WHAT YOU WILL DO: Copy, from the entries below, each line where the word "that" can be found.

INFORMATION SHOWN:
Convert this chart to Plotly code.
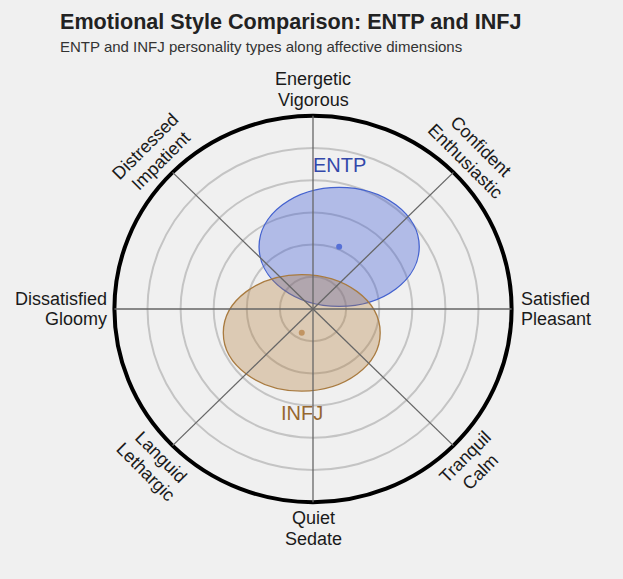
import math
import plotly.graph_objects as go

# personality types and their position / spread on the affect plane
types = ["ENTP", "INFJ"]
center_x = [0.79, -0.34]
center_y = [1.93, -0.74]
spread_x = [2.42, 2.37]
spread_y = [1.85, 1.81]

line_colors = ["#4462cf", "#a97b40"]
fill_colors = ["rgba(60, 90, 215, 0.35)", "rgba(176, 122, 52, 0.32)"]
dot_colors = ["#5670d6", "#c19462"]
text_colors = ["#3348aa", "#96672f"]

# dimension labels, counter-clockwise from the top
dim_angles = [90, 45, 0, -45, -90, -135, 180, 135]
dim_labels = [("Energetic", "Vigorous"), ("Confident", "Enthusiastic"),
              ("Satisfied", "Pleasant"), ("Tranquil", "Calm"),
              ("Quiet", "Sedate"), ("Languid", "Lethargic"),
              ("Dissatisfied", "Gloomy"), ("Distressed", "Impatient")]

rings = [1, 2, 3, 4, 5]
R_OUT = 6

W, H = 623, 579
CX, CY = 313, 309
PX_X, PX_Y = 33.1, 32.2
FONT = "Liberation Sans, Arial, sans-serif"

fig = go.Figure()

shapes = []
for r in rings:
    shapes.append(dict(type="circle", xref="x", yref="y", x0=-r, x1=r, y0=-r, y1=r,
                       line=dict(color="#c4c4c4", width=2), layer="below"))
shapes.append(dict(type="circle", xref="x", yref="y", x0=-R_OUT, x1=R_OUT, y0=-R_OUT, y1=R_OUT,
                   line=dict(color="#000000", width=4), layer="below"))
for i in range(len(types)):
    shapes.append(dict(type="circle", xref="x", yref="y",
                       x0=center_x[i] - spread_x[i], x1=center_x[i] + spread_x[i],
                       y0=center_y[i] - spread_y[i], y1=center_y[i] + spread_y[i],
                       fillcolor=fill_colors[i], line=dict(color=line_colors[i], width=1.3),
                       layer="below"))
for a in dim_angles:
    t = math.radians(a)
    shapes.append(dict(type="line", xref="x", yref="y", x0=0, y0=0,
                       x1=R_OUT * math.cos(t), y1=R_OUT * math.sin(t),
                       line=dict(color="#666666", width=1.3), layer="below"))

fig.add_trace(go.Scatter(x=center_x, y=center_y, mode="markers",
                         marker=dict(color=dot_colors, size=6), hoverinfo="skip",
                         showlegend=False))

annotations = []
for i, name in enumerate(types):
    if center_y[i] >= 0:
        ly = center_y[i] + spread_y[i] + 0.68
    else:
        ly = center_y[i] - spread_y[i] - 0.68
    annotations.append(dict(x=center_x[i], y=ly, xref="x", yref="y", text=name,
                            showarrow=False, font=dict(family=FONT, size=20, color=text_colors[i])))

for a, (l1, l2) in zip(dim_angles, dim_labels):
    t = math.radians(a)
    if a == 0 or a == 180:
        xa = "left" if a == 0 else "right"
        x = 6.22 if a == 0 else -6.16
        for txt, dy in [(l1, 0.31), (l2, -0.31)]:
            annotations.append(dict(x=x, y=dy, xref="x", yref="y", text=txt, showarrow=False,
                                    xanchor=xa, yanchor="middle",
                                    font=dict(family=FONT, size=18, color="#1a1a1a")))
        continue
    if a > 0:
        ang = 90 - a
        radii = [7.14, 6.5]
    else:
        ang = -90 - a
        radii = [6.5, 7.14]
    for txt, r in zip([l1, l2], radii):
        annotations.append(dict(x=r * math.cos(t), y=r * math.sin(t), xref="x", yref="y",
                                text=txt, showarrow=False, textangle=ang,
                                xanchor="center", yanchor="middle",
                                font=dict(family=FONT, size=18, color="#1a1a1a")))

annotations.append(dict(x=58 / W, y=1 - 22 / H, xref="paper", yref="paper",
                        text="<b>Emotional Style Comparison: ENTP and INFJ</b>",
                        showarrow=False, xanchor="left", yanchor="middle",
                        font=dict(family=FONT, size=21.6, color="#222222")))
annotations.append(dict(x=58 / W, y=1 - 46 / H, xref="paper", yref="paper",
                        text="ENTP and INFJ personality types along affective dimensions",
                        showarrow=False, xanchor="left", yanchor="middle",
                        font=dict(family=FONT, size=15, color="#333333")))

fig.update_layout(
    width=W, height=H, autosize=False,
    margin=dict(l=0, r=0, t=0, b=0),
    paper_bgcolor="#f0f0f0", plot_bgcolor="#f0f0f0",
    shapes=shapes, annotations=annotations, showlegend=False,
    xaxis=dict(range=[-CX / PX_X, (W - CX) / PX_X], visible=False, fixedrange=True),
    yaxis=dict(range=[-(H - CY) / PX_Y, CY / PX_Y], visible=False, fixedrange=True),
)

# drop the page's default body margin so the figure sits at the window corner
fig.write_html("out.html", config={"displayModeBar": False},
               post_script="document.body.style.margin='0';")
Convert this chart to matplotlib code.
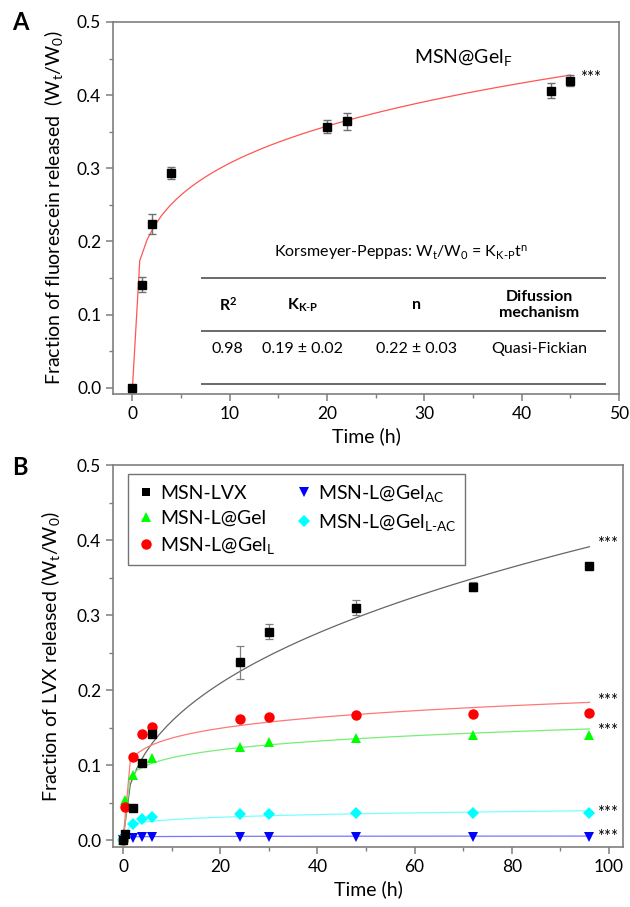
--
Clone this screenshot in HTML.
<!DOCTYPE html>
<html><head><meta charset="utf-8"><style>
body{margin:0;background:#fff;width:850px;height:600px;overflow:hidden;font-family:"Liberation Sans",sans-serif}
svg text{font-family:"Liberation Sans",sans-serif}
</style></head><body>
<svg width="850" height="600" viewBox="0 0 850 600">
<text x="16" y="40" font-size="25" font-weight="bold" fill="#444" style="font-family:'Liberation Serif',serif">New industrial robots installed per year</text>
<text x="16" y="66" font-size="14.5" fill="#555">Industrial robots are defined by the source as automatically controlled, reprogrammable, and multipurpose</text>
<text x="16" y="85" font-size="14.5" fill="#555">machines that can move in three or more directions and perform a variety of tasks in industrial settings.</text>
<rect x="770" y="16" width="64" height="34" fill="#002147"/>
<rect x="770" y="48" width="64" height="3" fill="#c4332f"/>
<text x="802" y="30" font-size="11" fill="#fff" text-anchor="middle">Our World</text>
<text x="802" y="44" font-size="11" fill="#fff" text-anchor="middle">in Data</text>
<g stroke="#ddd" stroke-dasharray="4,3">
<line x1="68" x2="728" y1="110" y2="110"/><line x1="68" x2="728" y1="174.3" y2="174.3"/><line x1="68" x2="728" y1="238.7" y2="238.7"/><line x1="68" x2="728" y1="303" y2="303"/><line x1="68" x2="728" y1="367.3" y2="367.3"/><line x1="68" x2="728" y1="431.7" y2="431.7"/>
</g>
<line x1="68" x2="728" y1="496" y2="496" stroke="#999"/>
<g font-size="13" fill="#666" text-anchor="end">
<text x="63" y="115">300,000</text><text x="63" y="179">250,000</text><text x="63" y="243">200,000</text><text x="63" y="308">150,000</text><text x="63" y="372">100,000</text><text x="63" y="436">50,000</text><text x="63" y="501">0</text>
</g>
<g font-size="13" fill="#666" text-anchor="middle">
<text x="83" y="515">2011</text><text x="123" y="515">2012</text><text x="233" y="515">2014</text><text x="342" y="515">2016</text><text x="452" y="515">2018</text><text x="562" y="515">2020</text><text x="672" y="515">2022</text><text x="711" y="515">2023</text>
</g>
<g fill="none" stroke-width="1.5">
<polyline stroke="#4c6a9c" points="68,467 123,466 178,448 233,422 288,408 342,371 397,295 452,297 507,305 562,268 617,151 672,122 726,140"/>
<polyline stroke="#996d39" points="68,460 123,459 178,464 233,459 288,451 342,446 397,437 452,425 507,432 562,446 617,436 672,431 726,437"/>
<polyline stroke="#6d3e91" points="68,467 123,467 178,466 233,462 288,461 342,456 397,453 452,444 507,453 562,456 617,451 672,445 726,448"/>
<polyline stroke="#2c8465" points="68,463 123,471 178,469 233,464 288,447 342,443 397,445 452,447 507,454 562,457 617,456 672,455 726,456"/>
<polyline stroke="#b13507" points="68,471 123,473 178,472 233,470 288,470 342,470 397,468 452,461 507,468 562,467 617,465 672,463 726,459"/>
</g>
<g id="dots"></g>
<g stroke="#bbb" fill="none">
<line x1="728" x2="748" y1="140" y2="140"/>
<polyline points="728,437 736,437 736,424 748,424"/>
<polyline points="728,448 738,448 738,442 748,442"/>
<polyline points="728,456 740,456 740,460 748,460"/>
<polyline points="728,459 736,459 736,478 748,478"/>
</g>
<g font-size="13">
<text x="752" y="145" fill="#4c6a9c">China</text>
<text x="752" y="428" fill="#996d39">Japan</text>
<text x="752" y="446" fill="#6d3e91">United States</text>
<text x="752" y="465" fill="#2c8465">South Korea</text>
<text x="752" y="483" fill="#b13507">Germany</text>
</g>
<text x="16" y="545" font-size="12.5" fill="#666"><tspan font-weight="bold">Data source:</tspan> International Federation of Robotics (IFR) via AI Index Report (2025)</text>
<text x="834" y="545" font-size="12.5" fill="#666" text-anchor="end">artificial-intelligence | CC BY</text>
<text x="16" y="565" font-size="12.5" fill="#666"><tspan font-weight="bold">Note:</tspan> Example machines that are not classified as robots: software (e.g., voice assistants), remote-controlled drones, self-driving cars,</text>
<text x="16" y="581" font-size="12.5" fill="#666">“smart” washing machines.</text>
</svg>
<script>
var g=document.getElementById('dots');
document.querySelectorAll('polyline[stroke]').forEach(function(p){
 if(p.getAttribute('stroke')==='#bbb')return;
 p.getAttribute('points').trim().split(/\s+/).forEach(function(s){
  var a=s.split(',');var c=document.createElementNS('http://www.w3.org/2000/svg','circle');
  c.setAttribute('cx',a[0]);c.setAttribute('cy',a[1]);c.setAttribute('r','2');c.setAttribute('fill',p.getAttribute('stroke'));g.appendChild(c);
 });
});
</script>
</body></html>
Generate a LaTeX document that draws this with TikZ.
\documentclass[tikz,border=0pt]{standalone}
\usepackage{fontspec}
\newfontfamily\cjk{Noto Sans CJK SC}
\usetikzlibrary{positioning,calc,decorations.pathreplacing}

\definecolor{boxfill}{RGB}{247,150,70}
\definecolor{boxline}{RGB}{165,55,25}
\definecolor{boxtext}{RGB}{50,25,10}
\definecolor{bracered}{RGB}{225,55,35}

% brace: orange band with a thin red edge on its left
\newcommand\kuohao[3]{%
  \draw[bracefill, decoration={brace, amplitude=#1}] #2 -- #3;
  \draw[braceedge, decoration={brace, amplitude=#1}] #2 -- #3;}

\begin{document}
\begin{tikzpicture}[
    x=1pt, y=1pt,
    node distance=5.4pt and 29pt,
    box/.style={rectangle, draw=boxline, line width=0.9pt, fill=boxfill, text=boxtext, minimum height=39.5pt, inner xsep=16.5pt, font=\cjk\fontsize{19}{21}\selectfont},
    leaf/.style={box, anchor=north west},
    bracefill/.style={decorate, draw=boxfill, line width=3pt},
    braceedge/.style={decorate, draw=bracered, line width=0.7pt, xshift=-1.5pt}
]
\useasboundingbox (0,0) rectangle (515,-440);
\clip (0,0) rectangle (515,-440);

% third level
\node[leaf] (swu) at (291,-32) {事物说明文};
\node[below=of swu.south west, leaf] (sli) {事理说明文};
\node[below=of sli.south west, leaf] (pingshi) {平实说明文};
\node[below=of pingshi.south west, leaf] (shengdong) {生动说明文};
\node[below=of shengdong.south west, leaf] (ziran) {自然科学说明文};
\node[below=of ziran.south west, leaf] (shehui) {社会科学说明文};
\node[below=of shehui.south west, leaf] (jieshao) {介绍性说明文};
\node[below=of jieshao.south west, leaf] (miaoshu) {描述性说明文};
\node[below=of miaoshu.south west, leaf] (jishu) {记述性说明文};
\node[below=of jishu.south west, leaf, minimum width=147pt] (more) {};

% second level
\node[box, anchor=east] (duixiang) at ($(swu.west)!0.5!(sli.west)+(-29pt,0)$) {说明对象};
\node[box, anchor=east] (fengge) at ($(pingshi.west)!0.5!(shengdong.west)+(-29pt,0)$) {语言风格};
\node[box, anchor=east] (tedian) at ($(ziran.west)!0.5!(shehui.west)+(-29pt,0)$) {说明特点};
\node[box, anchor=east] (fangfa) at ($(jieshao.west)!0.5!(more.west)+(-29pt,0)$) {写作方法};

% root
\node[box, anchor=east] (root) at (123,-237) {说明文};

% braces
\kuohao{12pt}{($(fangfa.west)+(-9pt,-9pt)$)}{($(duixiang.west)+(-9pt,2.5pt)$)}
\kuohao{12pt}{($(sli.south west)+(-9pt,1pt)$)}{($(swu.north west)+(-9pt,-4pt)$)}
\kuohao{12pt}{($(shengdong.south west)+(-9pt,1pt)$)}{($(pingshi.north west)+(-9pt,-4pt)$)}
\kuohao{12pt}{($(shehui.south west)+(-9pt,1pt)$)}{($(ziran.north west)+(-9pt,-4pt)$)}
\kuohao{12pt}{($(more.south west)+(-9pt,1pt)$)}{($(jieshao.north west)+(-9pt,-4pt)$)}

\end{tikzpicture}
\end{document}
--
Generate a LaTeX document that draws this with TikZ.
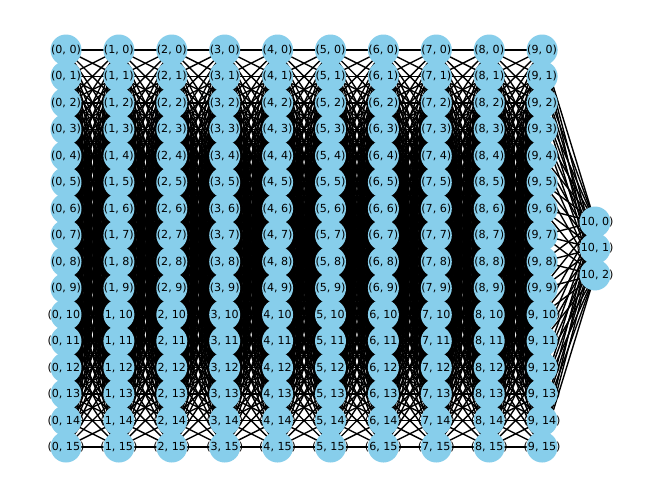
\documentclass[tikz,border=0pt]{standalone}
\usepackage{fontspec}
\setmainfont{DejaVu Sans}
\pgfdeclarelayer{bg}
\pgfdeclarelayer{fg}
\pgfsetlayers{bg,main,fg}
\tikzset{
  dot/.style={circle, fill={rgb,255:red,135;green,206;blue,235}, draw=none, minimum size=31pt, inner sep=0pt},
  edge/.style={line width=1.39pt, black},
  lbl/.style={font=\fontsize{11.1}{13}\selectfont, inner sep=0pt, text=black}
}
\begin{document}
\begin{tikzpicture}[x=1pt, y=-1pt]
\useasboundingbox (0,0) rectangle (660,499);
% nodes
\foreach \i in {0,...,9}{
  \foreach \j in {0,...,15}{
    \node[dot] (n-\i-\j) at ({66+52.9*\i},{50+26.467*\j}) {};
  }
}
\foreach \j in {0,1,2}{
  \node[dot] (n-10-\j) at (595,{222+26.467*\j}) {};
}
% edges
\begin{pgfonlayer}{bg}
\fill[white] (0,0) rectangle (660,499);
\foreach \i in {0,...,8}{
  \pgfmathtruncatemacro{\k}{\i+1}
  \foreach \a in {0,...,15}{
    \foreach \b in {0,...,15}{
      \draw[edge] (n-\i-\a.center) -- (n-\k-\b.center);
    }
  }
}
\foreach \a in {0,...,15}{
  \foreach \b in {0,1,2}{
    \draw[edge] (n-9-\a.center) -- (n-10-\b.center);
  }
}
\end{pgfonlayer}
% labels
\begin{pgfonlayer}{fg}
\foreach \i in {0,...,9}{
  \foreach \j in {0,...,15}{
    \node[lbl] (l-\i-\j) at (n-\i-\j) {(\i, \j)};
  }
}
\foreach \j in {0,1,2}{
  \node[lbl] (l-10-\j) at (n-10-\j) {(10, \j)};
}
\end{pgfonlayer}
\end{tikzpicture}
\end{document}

SOLUTION TO THIS TASK:
<text x="16" y="85" font-size="14.5" fill="#555">machines that can move in three or more directions and perform a variety of tasks in industrial settings.</text>
<text x="16" y="565" font-size="12.5" fill="#666"><tspan font-weight="bold">Note:</tspan> Example machines that are not classified as robots: software (e.g., voice assistants), remote-controlled drones, self-driving cars,</text>
Generate a LaTeX document that draws this with TikZ.
Generate a LaTeX document that draws this with TikZ.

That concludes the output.